Task objective: Compute the number of lines that include the string "this", then output that number and nothing else.

[Plotting code records]
# # # # # # #

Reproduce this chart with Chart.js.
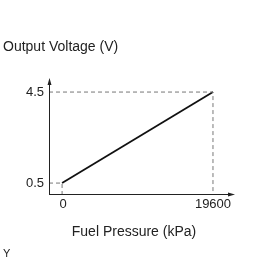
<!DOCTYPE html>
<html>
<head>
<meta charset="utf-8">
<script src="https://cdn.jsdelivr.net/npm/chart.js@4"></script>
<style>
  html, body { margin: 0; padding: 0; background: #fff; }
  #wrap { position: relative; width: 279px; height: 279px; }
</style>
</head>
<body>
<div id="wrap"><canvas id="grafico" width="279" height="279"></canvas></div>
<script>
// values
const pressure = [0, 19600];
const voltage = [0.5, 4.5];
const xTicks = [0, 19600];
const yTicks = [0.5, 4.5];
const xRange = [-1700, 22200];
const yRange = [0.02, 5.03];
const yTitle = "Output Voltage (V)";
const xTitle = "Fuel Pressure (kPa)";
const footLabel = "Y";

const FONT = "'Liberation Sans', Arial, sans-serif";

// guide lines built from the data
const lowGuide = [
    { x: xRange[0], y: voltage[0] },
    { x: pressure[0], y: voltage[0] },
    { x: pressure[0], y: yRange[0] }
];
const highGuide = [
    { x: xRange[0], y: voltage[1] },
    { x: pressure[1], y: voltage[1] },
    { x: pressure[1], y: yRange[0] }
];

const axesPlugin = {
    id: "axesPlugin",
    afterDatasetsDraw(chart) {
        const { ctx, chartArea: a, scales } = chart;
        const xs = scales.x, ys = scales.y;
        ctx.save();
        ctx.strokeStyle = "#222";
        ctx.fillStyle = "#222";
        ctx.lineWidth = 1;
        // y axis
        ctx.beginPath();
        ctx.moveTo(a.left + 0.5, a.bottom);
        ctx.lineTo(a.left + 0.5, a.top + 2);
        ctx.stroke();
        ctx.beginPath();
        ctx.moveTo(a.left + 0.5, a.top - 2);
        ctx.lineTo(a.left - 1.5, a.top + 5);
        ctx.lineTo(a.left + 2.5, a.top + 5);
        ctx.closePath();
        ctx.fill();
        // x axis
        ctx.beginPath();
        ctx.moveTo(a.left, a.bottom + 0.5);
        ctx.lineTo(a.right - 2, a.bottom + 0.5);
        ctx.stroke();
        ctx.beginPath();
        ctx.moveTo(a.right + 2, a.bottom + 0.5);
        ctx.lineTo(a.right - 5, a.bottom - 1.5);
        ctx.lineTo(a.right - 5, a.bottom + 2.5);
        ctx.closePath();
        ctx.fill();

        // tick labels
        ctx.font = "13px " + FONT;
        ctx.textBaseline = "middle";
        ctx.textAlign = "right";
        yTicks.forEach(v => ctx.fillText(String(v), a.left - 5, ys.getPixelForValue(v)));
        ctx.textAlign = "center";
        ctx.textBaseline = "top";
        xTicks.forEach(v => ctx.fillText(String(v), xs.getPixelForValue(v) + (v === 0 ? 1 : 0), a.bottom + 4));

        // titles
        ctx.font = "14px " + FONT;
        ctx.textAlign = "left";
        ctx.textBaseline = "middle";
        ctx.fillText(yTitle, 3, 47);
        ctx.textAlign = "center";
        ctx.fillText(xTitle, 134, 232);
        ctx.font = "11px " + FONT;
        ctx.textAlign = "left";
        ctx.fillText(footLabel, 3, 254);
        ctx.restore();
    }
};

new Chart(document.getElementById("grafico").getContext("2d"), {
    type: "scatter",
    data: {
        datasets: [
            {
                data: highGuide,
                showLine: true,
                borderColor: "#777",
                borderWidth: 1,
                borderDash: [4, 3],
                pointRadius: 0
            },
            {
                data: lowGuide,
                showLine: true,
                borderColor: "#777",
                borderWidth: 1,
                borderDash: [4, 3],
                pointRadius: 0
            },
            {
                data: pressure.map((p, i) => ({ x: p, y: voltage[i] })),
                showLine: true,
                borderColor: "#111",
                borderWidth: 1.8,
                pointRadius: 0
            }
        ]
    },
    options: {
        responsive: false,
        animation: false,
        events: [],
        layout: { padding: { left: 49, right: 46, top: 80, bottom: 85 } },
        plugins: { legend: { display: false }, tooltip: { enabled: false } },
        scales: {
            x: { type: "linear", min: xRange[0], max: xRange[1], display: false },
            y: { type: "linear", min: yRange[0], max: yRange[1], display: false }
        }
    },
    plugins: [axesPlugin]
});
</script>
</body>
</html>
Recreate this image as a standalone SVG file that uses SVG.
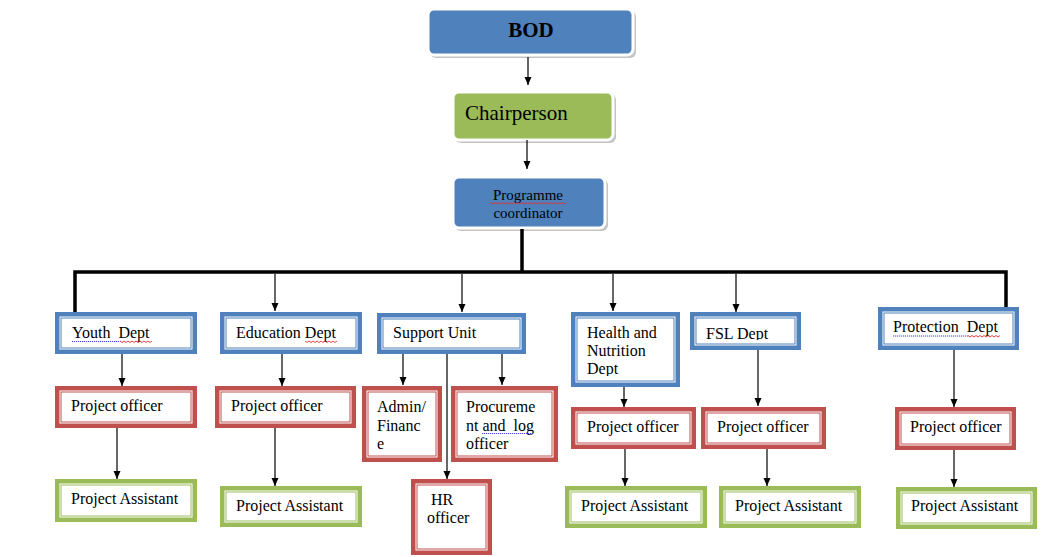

# # # # # # #

The solution: 2